How can i determine if a string is a concatenation of a string list

Question

Suppose we are given a string S, and a list of some other strings L.

How can we know if S is a one of all the possible concatenations of L?

For example:

S = "abcdabce"

L = ["abcd", "a", "bc", "e"]

S is "abcd" + "a" + "bc" + "e", then S is a concatenation of L, whereas "ababcecd" is not.

In order to solve this question, I tried to use DFS/backtracking. The pseudo code is as follows:

boolean isConcatenation(S, L) {
    if (L.length == 1 && S == L[0]) return true;
    for (String s: L) {
        if (S.startwith(s)) {
            markAsVisited(s);
            if (isConcatnation(S.exclude(s), L.exclude(s))) 
                return true;
            markAsUnvisited(s);
        }
    }
    return false;
}

However, DFS/backtracking is not a efficient solution. I am curious what is the fastest algorithm to solve this question or if there is any other algorithm to solve it in a faster way. I hope there are algorithms like KMP, which can solve it in O(n) time.

Answer 1

In python:

>>> yes = 'abcdabce'
>>> no = 'ababcecd'
>>> L = ['abcd','a','bc','e']
>>> yes in [''.join(p) for p in itertools.permutations(L)]
True
>>> no in [''.join(p) for p in itertools.permutations(L)]
False

edit: as pointed out, this is n! complex, so is inappropriate for large L. But hey, development time under 10 seconds.

You can instead build your own permutation generator, starting with the basic permutator:

def all_perms(elements):
    if len(elements) <=1:
        yield elements
    else:
        for perm in all_perms(elements[1:]):
            for i in range(len(elements)):
                yield perm[:i] + elements[0:1] + perm[i:]

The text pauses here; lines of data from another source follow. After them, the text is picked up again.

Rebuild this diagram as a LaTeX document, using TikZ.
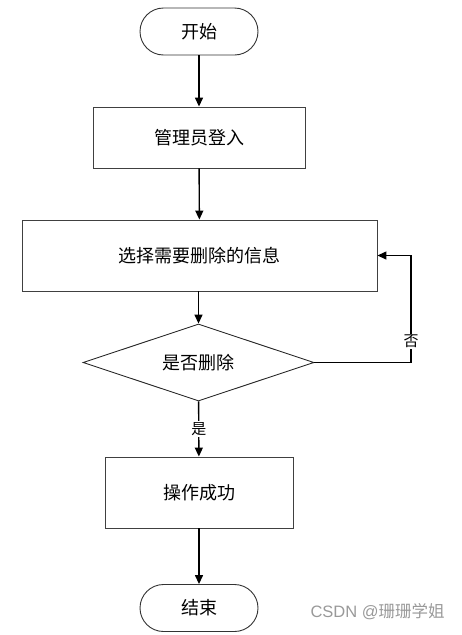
\documentclass[tikz,border=0pt]{standalone}
\usepackage{fontspec}
\setmainfont{Noto Sans CJK SC}
\newfontfamily\wmfont{Liberation Sans}
\newfontfamily\cjk{Noto Sans CJK SC}
\usetikzlibrary{shapes.geometric,arrows.meta}
\begin{document}
\begin{tikzpicture}[x=1pt,y=-1pt,
  every node/.style={font=\fontsize{18}{21}\selectfont},
  term/.style={draw=black!80, line width=0.9pt, rounded corners=23.5pt, minimum width=118pt, minimum height=47pt, inner sep=0pt},
  proc/.style={draw=black!75, line width=0.9pt, inner sep=0pt},
  dec/.style={draw=black!85, line width=0.9pt, diamond, aspect=3, inner sep=0pt, minimum width=231pt, minimum height=77pt},
  conn/.style={draw=black, line width=1.4pt, -{Triangle[length=9pt,width=8pt]}},
  lbl/.style={fill=white, inner sep=1pt, font=\fontsize{15}{17}\selectfont}]
\useasboundingbox (0,0) rectangle (461,635);
\node[term] (start) at (199,31.5) {开始};
\node[proc, minimum width=212pt, minimum height=61pt] (login) at (199,137.5) {管理员登入};
\node[proc, minimum width=355pt, minimum height=71pt] (select) at (199.5,255.5) {选择需要删除的信息};
\node[dec] (decide) at (198.5,362.5) {是否删除};
\node[proc, minimum width=188pt, minimum height=71pt] (ok) at (199,492.5) {操作成功};
\node[term] (end) at (199,608) {结束};
\coordinate (corner) at (411,362.5);
\coordinate (cornertop) at (411,255.5);
\draw[conn] (start) -- (login);
\draw[conn] (login) -- (select);
\draw[conn] (select.south -| decide.north) -- (decide.north);
\draw[conn] (decide) -- node[lbl, pos=0.5]{是} (ok);
\draw[conn] (ok) -- (end);
\draw[conn] (decide.east) -- (corner) -- node[lbl, pos=0.2]{否} (cornertop) -- (select.east);
\node[text=black!40, font=\fontsize{16.5}{19}\selectfont, anchor=west] (wm) at (307,612) {\wmfont CSDN @\cjk 珊珊学姐};
\end{tikzpicture}
\end{document}
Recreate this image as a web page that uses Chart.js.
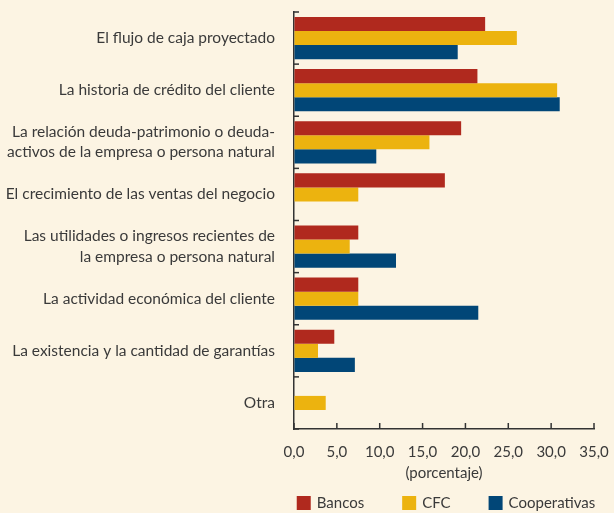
<!DOCTYPE html>
<html><head><meta charset="utf-8">
<script src="https://cdn.jsdelivr.net/npm/chart.js@4/dist/chart.umd.min.js"></script>
<style>html,body{margin:0;padding:0;background:#FCF4E3;}#wrap{width:614px;height:513px;}</style>
</head><body><div id="wrap"><canvas id="c" width="614" height="513"></canvas></div>
<script>
const categories = [
  ["El flujo de caja proyectado"],
  ["La historia de crédito del cliente"],
  ["La relación deuda-patrimonio o deuda-", "activos de la empresa o persona natural"],
  ["El crecimiento de las ventas del negocio"],
  ["Las utilidades o ingresos recientes de", "la empresa o persona natural"],
  ["La actividad económica del cliente"],
  ["La existencia y la cantidad de garantías"],
  ["Otra"]
];
const bancos = [22.3, 21.4, 19.5, 17.6, 7.5, 7.5, 4.7, 0];
const cfc = [26.0, 30.7, 15.8, 7.5, 6.5, 7.5, 2.8, 3.7];
const cooperativas = [19.1, 31.0, 9.6, 0, 11.9, 21.5, 7.1, 0];
const seriesNames = ["Bancos", "CFC", "Cooperativas"];
const xTicks = [0, 5, 10, 15, 20, 25, 30, 35];

const FONT = "Lato";
const TEXT = "#3a3a3a";
const AXIS = "#333333";

const innerTicks = {
  id: 'innerTicks',
  afterDatasetsDraw(chart) {
    const ctx = chart.ctx;
    const xs = chart.scales.x, ys = chart.scales.y;
    ctx.save();
    ctx.strokeStyle = AXIS;
    ctx.lineWidth = 1.5;
    xTicks.forEach(v => {
      const px = xs.getPixelForValue(v);
      ctx.beginPath(); ctx.moveTo(px, ys.bottom); ctx.lineTo(px, ys.bottom - 6); ctx.stroke();
    });
    const n = categories.length;
    for (let i = 0; i <= n; i++) {
      const py = ys.getPixelForValue(i - 0.5);
      ctx.beginPath(); ctx.moveTo(xs.left, py); ctx.lineTo(xs.left + 5, py); ctx.stroke();
    }
    ctx.restore();
  }
};

const customLegend = {
  id: 'customLegend',
  afterDraw(chart) {
    const ctx = chart.ctx;
    const ca = chart.chartArea;
    const box = 14, gapText = 6, gapItem = 38;
    ctx.save();
    ctx.font = "15px " + FONT;
    const items = chart.data.datasets.map(d => ({ label: d.label, color: d.backgroundColor, w: ctx.measureText(d.label).width }));
    let total = 0;
    items.forEach((it, i) => { total += box + gapText + it.w + (i < items.length - 1 ? gapItem : 0); });
    let x = (ca.left + ca.right) / 2 - total / 2 + 2;
    const cy = 503;
    ctx.textBaseline = 'middle';
    ctx.textAlign = 'left';
    items.forEach(it => {
      ctx.fillStyle = it.color;
      ctx.fillRect(x, cy - box / 2, box, box);
      ctx.fillStyle = TEXT;
      ctx.fillText(it.label, x + box + gapText, cy);
      x += box + gapText + it.w + gapItem;
    });
    ctx.restore();
  }
};

new Chart(document.getElementById('c'), {
  type: 'bar',
  data: {
    labels: categories,
    datasets: [
      { label: seriesNames[0], data: bancos, backgroundColor: "#B0291E" },
      { label: seriesNames[1], data: cfc, backgroundColor: "#ECB30F" },
      { label: seriesNames[2], data: cooperativas, backgroundColor: "#014677" }
    ]
  },
  options: {
    indexAxis: 'y',
    responsive: false,
    animation: false,
    devicePixelRatio: 1,
    layout: { padding: { left: 0, right: 20, top: 12, bottom: 24 } },
    datasets: { bar: { categoryPercentage: 0.81, barPercentage: 1.0, borderWidth: 0 } },
    scales: {
      x: {
        min: 0, max: 35,
        afterBuildTicks(s) { s.ticks = xTicks.map(v => ({ value: v })); },
        afterFit(s) { s.height = 60; s.paddingLeft = 0; s.paddingRight = 0; },
        ticks: { color: TEXT, font: { family: FONT, size: 15 }, padding: 14,
          callback: v => v.toFixed(1).replace('.', ',') },
        grid: { color: 'rgba(0,0,0,0)', drawTicks: false },
        border: { display: true, color: AXIS, width: 1.5 },
        title: { display: true, text: "(porcentaje)", color: TEXT, font: { family: FONT, size: 15 }, padding: { top: 4, bottom: 7 } }
      },
      y: {
        afterFit(s) { s.width = 294; s.paddingTop = 0; s.paddingBottom = 0; },
        ticks: { color: TEXT, font: { family: FONT, size: 15.5, lineHeight: 1.3 }, padding: 19, autoSkip: false },
        grid: { color: 'rgba(0,0,0,0)', drawTicks: false, offset: true },
        border: { display: true, color: AXIS, width: 1.5 }
      }
    },
    plugins: {
      legend: { display: false },
      tooltip: { enabled: false }
    }
  },
  plugins: [innerTicks, customLegend]
});
</script></body></html>
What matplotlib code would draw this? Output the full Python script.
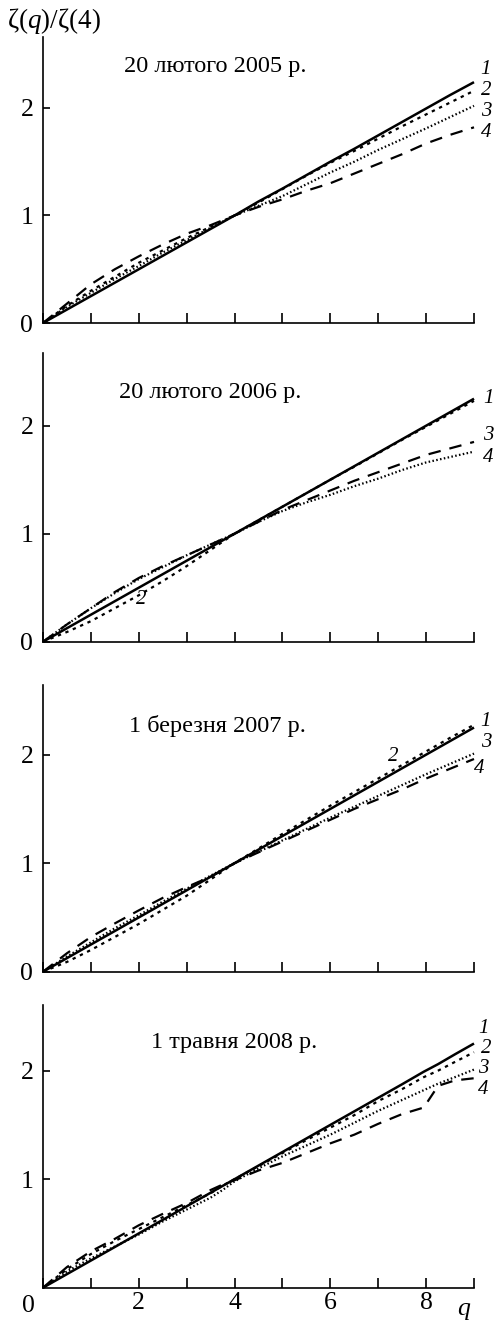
import matplotlib.pyplot as plt

plt.rcParams['font.family'] = 'Liberation Serif'
plt.rcParams['mathtext.fontset'] = 'custom'
plt.rcParams['mathtext.rm'] = 'Liberation Serif'
plt.rcParams['mathtext.it'] = 'Liberation Serif:italic'
plt.rcParams['lines.scale_dashes'] = False

# Moment order q and normalised scaling exponents zeta(q)/zeta(4)
q = [0, 0.5, 1, 1.5, 2, 2.5, 3, 3.5, 4, 4.5, 5, 5.5, 6, 6.5, 7, 7.5, 8, 8.5, 9]
q_2008 = [0, 0.5, 1, 1.5, 2, 2.5, 3, 3.5, 3.75, 4, 4.5, 5, 5.5, 6, 6.5, 7, 7.5, 7.95, 8.25, 8.6, 9]

z1_2005 = [0, 0.125, 0.25, 0.375, 0.5, 0.625, 0.75, 0.875, 1.0, 1.13, 1.25, 1.375, 1.5, 1.62, 1.745, 1.87, 1.995, 2.12, 2.24]
z2_2005 = [0, 0.16, 0.30, 0.43, 0.56, 0.675, 0.79, 0.895, 1.0, 1.12, 1.245, 1.37, 1.49, 1.60, 1.715, 1.83, 1.94, 2.05, 2.16]
z3_2005 = [0, 0.15, 0.28, 0.41, 0.53, 0.655, 0.77, 0.885, 1.0, 1.09, 1.18, 1.29, 1.40, 1.50, 1.61, 1.71, 1.81, 1.915, 2.02]
z4_2005 = [0, 0.18, 0.36, 0.50, 0.62, 0.73, 0.83, 0.91, 1.0, 1.08, 1.15, 1.23, 1.30, 1.39, 1.48, 1.57, 1.67, 1.75, 1.82]

z1_2006 = [0, 0.125, 0.25, 0.375, 0.5, 0.625, 0.75, 0.875, 1.0, 1.125, 1.25, 1.375, 1.5, 1.625, 1.75, 1.875, 2.0, 2.125, 2.25]
z2_2006 = [0, 0.09, 0.19, 0.31, 0.43, 0.56, 0.70, 0.85, 1.0, 1.125, 1.25, 1.375, 1.5, 1.62, 1.745, 1.87, 1.99, 2.11, 2.23]
z3_2006 = [0, 0.16, 0.31, 0.46, 0.59, 0.70, 0.80, 0.90, 1.0, 1.11, 1.22, 1.31, 1.40, 1.49, 1.57, 1.65, 1.73, 1.79, 1.85]
z4_2006 = [0, 0.16, 0.31, 0.45, 0.58, 0.69, 0.80, 0.90, 1.0, 1.11, 1.21, 1.29, 1.36, 1.44, 1.51, 1.59, 1.66, 1.71, 1.76]

z1_2007 = [0, 0.125, 0.25, 0.375, 0.5, 0.625, 0.75, 0.875, 1.0, 1.125, 1.25, 1.375, 1.5, 1.625, 1.75, 1.875, 2.0, 2.125, 2.25]
z2_2007 = [0, 0.09, 0.20, 0.32, 0.44, 0.57, 0.70, 0.85, 1.0, 1.135, 1.27, 1.40, 1.53, 1.655, 1.78, 1.905, 2.03, 2.155, 2.275]
z3_2007 = [0, 0.14, 0.27, 0.40, 0.52, 0.645, 0.765, 0.885, 1.0, 1.105, 1.21, 1.315, 1.42, 1.52, 1.62, 1.72, 1.82, 1.915, 2.01]
z4_2007 = [0, 0.17, 0.32, 0.445, 0.565, 0.68, 0.78, 0.875, 1.0, 1.10, 1.20, 1.30, 1.40, 1.50, 1.59, 1.68, 1.78, 1.87, 1.96]

z1_2008 = [0, 0.125, 0.25, 0.375, 0.5, 0.625, 0.75, 0.875, 0.9375, 1.0, 1.125, 1.25, 1.375, 1.5, 1.625, 1.75, 1.875, 1.99, 2.06, 2.15, 2.25]
z2_2008 = [0, 0.17, 0.31, 0.43, 0.54, 0.65, 0.76, 0.87, 0.94, 1.0, 1.12, 1.24, 1.36, 1.475, 1.59, 1.72, 1.83, 1.94, 2.00, 2.08, 2.17]
z3_2008 = [0, 0.15, 0.27, 0.38, 0.49, 0.61, 0.72, 0.83, 0.90, 0.98, 1.10, 1.21, 1.31, 1.41, 1.52, 1.63, 1.73, 1.82, 1.88, 1.94, 2.01]
z4_2008 = [0, 0.19, 0.335, 0.45, 0.575, 0.68, 0.78, 0.90, 0.95, 0.99, 1.08, 1.15, 1.24, 1.33, 1.41, 1.51, 1.60, 1.66, 1.86, 1.91, 1.93]

dates = ['20 лютого 2005 р.', '20 лютого 2006 р.', '1 березня 2007 р.', '1 травня 2008 р.']
curve_names = ['1', '2', '3', '4']

line_styles = {
    'solid': dict(ls='-', lw=1.8),
    'short': dict(ls=(0, (2.4, 3.4)), lw=1.6),
    'dot': dict(ls=(0, (1.1, 1.7)), lw=1.6),
    'long': dict(ls=(0, (9.0, 6.5)), lw=1.6),
}

# axes rectangle, y limit, curve styles, title position, curve-label positions
panels = [
    dict(rect=[0.086, 0.75567, 0.862, 0.21634], ytop=2.66, q=q,
         curves=[z1_2005, z2_2005, z3_2005, z4_2005],
         styles=['solid', 'short', 'dot', 'long'], title_xy=(3.6, 2.39),
         label_xy=[(9.25, 2.36), (9.25, 2.16), (9.25, 1.965), (9.25, 1.77)]),
    dict(rect=[0.086, 0.51460, 0.862, 0.21860], ytop=2.676, q=q,
         curves=[z1_2006, z2_2006, z3_2006, z4_2006],
         styles=['solid', 'short', 'long', 'dot'], title_xy=(3.5, 2.31),
         label_xy=[(9.3, 2.25), (2.06, 0.39), (9.3, 1.91), (9.3, 1.71)]),
    dict(rect=[0.086, 0.26498, 0.862, 0.21687], ytop=2.642, q=q,
         curves=[z1_2007, z2_2007, z3_2007, z4_2007],
         styles=['solid', 'short', 'dot', 'long'], title_xy=(3.65, 2.26),
         label_xy=[(9.23, 2.31), (7.31, 1.98), (9.25, 2.11), (9.1, 1.87)]),
    dict(rect=[0.086, 0.02595, 0.862, 0.21384], ytop=2.605, q=q_2008,
         curves=[z1_2008, z2_2008, z3_2008, z4_2008],
         styles=['solid', 'short', 'dot', 'long'], title_xy=(4.0, 2.26),
         label_xy=[(9.2, 2.39), (9.25, 2.2), (9.2, 2.02), (9.2, 1.83)]),
]

fig = plt.figure(figsize=(5, 13.22), dpi=100)

for i, (panel, date) in enumerate(zip(panels, dates)):
    ax = fig.add_axes(panel['rect'])
    last = i == len(panels) - 1

    for values, style in zip(panel['curves'], panel['styles']):
        ax.plot(panel['q'], values, color='black', solid_capstyle='butt',
                dash_capstyle='butt', clip_on=False, **line_styles[style])

    for name, (x, y) in zip(curve_names, panel['label_xy']):
        ax.text(x, y, name, fontsize=15, style='italic', ha='center', va='center')

    ax.text(*panel['title_xy'], date, fontsize=17.5, ha='center', va='center')

    ax.set_xlim(0, 9)
    ax.set_ylim(0, panel['ytop'])
    for side in ('top', 'right'):
        ax.spines[side].set_visible(False)
    ax.spines['left'].set_linewidth(1.2)
    ax.spines['bottom'].set_linewidth(1.2)
    ax.spines['bottom'].set_bounds(0, 9)

    ax.set_xticks(range(0, 10))
    if last:
        ax.set_xticklabels(['', '', '2', '', '4', '', '6', '', '8', ''])
        ax.set_yticks([1, 2])
        ax.text(-0.31, -0.17, '0', fontsize=18.5, ha='center', va='center')
        ax.text(8.79, -0.2, 'q', fontsize=18.5, style='italic', ha='center', va='center')
    else:
        ax.set_xticklabels([])
        ax.set_yticks([0, 1, 2])
    ax.tick_params(axis='x', direction='in', length=7, width=1.2, labelsize=18.5, pad=3)
    ax.tick_params(axis='y', direction='in', length=5, width=1.2, labelsize=18.5, pad=7)

fig.text(0.107, 1 - 21 / 1322, r'$\mathrm{\zeta(}q\mathrm{)/\zeta(4)}$',
         fontsize=19.5, ha='center', va='center')

plt.savefig('out.png', dpi=100)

And then discard branches that you don't care about by tracking what the concatenation of the elements would be and only iterating if it adds up to your target string.

    def all_perms(elements, conc=''):
    ...
            for perm in all_perms(elements[1:], conc + elements[0]):
    ...
                if target.startswith(''.join(conc)):
    ...

Answer 2

A dynamic programming approach would be to work left to right, building up an array A[x] where A[x] is true if the first x characters of the string form one of the possible concatenations of L. You can work out A[n] given earlier A[n] by checking each possible string in the list - if the characters of S up to the nth character match a candidate string of length k and if A[n-k] is true, then you can set A[n] true.

I note that you can use https://en.wikipedia.org/wiki/Aho%E2%80%93Corasick_string_matching_algorithm to find the matches you need as input to the dynamic program - the matching costs will be linear in the size of the input string, the total size of all candidate strings, and the number of matches between the input string and candidate strings.